Where These Teams Stand in the NL Central

On paper, the St. Louis Cardinals arrive in Cincinnati looking like the stronger club. With a 27-19 record, they sit comfortably ahead of the Reds (24-23) in the NL Central standings — a six-game swing that reflects a Cardinals team that has been more consistently winning through the first two months of the 2026 season. That gap is meaningful, and any honest preview has to start by acknowledging it.

But baseball, as it always does, complicates the narrative. The Cardinals’ superior record conceals a significant structural vulnerability: their pitching staff carries a team ERA of 5.05, one of the softer figures in the National League. That number is not cosmetic noise — it is the statistical fingerprint of a rotation built around young arms. St. Louis has leaned heavily on pitchers aged 28 and under throughout their rotation. Youth can generate surprising results, particularly early in a season when opposing teams have not yet accumulated enough data to exploit tendencies, but it also introduces volatility, particularly in road environments where there is no crowd comfort and every pitch counts.

Cincinnati’s 24-23 record places them squarely in the middling tier of the NL Central — until you look at one specific department.

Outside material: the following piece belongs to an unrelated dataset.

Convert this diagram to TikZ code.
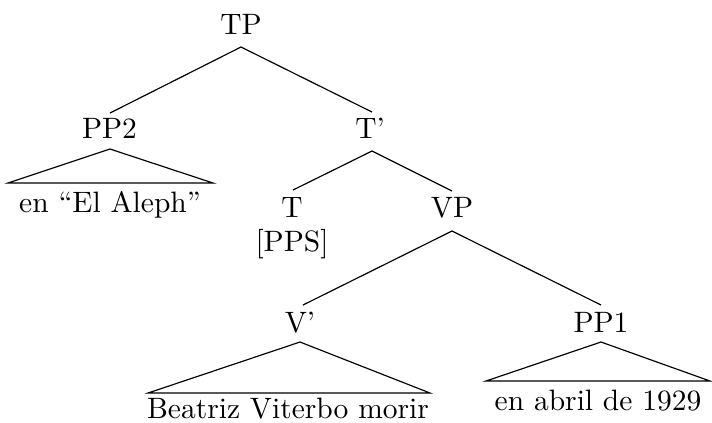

The Reds’ bullpen ranks among the best in Major League Baseball by ERA. In a sport increasingly defined by late-game leverage and strategic multi-inning reliever deployment, that advantage can be decisively game-altering. The central question this game poses is whether the Reds can extract enough from their starting pitcher to hand the bullpen a lead, or at least a winnable deficit, through five or six innings.

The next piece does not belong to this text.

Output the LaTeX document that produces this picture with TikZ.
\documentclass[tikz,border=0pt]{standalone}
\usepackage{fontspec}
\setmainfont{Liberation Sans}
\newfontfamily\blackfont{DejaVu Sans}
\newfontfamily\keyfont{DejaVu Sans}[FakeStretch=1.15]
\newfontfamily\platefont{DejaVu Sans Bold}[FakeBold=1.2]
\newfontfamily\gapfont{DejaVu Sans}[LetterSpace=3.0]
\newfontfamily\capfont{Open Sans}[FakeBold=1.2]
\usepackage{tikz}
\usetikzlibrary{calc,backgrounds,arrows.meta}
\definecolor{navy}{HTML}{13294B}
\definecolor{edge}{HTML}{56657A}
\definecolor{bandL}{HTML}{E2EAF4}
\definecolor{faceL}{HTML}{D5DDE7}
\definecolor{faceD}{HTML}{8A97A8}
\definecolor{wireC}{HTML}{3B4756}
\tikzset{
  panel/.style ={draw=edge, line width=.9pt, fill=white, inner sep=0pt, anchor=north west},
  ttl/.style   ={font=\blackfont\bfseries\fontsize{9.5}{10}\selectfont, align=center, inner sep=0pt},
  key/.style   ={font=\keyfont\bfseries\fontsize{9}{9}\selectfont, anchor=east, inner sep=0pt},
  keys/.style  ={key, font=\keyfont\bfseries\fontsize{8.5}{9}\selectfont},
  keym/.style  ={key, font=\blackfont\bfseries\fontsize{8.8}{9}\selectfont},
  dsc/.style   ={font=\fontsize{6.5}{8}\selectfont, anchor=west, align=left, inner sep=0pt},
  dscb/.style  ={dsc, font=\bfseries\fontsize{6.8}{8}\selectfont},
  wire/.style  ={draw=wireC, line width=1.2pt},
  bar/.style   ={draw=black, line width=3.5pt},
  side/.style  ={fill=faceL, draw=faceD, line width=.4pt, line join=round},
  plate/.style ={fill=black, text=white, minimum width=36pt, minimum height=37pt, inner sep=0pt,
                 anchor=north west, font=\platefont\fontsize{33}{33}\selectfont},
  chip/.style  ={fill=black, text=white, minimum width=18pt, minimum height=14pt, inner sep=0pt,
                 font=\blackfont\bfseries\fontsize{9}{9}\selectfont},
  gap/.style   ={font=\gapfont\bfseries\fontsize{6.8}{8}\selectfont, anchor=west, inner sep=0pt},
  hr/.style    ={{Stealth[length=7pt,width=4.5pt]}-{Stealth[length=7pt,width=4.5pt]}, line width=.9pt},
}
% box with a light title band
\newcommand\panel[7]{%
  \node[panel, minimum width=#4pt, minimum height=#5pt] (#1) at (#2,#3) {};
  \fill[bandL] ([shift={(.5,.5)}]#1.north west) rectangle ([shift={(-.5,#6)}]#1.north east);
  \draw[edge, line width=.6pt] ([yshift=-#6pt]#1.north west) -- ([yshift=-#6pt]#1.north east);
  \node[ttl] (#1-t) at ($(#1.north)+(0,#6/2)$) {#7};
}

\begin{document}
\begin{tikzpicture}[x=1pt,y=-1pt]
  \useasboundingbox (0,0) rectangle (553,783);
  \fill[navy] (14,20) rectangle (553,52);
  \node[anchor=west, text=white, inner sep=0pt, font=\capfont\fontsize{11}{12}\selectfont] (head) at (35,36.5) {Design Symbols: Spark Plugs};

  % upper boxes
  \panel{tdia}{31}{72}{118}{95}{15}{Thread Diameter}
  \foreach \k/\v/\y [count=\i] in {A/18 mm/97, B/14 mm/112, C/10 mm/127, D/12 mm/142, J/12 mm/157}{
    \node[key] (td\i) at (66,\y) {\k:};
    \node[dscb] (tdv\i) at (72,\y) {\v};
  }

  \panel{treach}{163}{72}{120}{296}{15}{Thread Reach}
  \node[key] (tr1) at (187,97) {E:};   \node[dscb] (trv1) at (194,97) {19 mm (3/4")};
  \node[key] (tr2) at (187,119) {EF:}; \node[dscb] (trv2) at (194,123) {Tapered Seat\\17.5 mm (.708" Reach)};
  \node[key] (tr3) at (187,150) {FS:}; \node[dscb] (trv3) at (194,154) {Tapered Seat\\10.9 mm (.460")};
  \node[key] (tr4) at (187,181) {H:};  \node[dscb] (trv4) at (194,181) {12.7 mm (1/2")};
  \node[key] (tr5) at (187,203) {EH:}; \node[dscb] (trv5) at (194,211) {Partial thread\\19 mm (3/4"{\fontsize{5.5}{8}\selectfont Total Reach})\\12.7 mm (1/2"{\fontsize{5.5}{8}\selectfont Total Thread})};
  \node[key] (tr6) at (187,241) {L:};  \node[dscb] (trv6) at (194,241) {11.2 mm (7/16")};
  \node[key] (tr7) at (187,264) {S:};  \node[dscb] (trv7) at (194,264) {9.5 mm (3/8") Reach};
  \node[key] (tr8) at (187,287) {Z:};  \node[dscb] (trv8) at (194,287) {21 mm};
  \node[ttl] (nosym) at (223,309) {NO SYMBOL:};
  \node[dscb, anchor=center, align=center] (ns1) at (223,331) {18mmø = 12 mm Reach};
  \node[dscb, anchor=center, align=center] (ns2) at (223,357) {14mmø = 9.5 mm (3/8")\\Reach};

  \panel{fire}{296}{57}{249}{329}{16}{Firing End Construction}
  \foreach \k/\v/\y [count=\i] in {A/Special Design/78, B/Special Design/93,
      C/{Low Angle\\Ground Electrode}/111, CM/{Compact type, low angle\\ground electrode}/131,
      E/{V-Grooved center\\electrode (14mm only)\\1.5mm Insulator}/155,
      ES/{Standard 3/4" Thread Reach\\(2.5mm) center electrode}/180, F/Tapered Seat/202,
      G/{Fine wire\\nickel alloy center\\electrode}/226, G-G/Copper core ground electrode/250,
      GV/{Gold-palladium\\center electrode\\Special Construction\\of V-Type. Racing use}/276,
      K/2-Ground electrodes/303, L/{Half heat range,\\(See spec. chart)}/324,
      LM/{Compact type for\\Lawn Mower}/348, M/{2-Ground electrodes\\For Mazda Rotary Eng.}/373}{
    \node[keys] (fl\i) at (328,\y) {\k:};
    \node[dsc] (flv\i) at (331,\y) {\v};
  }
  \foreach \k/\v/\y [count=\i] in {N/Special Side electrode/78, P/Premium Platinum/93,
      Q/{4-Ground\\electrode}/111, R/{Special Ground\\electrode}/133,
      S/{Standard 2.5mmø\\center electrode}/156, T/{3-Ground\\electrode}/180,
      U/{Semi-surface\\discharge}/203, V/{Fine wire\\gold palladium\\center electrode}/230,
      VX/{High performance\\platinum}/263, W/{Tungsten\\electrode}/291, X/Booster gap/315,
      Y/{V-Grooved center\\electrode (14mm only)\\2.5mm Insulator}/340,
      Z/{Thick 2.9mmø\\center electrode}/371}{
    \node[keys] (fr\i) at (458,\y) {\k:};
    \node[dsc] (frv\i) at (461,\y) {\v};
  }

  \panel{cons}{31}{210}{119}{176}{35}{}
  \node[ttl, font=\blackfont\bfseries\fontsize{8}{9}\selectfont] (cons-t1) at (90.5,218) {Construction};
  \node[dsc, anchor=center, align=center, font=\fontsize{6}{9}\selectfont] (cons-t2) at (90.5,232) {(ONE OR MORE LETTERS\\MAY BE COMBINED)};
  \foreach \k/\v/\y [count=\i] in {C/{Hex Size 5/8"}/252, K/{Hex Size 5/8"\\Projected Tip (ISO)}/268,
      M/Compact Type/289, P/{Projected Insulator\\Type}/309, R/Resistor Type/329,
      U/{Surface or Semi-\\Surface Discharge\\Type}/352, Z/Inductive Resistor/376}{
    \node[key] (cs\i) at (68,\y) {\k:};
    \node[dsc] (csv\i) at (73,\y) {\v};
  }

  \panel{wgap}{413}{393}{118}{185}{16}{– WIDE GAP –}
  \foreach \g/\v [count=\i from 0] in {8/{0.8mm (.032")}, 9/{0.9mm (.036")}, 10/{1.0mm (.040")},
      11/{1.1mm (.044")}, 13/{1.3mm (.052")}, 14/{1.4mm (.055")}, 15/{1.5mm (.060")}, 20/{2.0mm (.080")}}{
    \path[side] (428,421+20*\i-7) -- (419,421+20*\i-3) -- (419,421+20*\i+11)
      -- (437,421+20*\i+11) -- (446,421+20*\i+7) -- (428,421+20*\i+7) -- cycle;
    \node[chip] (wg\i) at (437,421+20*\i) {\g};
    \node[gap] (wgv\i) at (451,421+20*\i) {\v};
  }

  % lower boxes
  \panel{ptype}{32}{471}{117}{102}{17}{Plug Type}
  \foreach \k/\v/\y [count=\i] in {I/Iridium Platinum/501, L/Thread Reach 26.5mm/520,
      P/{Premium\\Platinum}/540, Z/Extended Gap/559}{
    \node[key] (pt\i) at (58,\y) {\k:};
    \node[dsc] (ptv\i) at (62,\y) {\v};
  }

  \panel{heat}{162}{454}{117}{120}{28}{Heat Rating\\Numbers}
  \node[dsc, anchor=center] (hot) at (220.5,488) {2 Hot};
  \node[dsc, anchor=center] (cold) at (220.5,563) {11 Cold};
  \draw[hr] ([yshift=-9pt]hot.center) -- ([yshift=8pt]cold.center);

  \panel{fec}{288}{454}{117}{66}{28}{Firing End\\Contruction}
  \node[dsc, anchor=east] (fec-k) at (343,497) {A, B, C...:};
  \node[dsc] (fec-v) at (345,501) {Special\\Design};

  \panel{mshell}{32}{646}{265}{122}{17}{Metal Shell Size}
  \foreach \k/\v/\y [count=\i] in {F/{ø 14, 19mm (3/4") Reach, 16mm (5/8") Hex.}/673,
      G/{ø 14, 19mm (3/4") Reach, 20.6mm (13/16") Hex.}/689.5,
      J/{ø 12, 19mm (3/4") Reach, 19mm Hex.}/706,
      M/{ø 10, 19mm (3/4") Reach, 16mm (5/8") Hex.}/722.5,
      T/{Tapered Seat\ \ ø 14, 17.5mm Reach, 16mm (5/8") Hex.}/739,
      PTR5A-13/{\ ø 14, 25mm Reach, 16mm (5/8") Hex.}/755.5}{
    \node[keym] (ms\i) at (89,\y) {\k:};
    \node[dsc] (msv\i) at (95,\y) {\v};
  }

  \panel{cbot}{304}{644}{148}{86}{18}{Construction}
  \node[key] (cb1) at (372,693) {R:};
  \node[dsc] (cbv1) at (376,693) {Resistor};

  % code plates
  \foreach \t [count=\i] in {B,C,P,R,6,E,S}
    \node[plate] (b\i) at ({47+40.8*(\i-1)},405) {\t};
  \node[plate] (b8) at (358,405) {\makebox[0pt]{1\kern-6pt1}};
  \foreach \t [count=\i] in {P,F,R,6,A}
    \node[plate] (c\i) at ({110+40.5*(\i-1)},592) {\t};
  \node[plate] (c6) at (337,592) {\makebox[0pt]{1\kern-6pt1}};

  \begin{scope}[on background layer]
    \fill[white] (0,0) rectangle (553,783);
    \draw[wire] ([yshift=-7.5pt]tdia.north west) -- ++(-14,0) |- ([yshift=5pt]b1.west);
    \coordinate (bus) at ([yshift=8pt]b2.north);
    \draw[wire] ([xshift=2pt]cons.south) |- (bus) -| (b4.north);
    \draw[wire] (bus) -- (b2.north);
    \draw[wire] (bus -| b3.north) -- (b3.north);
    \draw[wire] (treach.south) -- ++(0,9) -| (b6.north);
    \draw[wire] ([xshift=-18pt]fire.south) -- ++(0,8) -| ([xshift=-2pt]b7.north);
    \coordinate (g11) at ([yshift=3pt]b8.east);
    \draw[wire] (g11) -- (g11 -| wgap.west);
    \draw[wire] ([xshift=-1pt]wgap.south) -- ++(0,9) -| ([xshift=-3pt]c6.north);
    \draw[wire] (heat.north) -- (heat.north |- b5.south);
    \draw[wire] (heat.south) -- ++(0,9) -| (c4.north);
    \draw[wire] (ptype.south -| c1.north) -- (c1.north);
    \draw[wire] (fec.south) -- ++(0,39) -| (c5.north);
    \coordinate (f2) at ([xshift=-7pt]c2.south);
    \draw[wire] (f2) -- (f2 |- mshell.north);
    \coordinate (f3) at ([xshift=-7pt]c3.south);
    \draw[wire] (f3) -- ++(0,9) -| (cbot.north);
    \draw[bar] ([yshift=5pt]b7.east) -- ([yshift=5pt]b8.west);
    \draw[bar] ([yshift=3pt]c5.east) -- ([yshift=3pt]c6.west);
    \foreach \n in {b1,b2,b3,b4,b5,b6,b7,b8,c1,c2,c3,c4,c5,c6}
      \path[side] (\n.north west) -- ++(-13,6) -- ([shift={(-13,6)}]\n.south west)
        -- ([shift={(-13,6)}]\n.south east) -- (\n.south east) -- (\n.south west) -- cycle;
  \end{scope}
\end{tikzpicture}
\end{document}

The Pitching Puzzle: Uncertainty at the Top of the Rotation

Here is where the analysis encounters its most significant obstacle. As of preview time, neither team has officially confirmed their starting pitcher for Saturday. That ambiguity is the single largest variable overhanging this matchup and is the primary reason this game carries a “Low” reliability rating — unusual even for a routine mid-season NL Central fixture. The upset score of just 10 out of 100 tells us the analytical perspectives broadly agree on the game’s nature — tight, competitive, close — but the missing pitcher data prevents high-confidence directional forecasting.

From a tactical standpoint, the most concrete pitching data point available is troubling for Cincinnati. If Nick Lodolo takes the mound for the Reds — which remains a real possibility — he does so carrying a 7.20 ERA in 2026. That is a number that paints the picture of a pitcher who has been consistently beaten. Whether the struggles reflect sequencing bad luck, a mechanical flaw opponents have found, or command issues that come and go is unclear from available data, but a 7.20 ERA does not lie about a pitcher’s recent reliability.

Consider the matchup pairing: a starter with a 7.20 ERA facing a Cardinals lineup batting .274 with a .336 on-base percentage. That is a combustible combination. The Cardinals get on base with regularity, and a pitcher who gives up hard contact often is precisely the type that such a lineup targets. Tactical analysis, weighing these factors, edges toward the Cardinals at 52% — with an explicit caveat that the assessment could shift significantly once lineups are posted and starting pitchers confirmed.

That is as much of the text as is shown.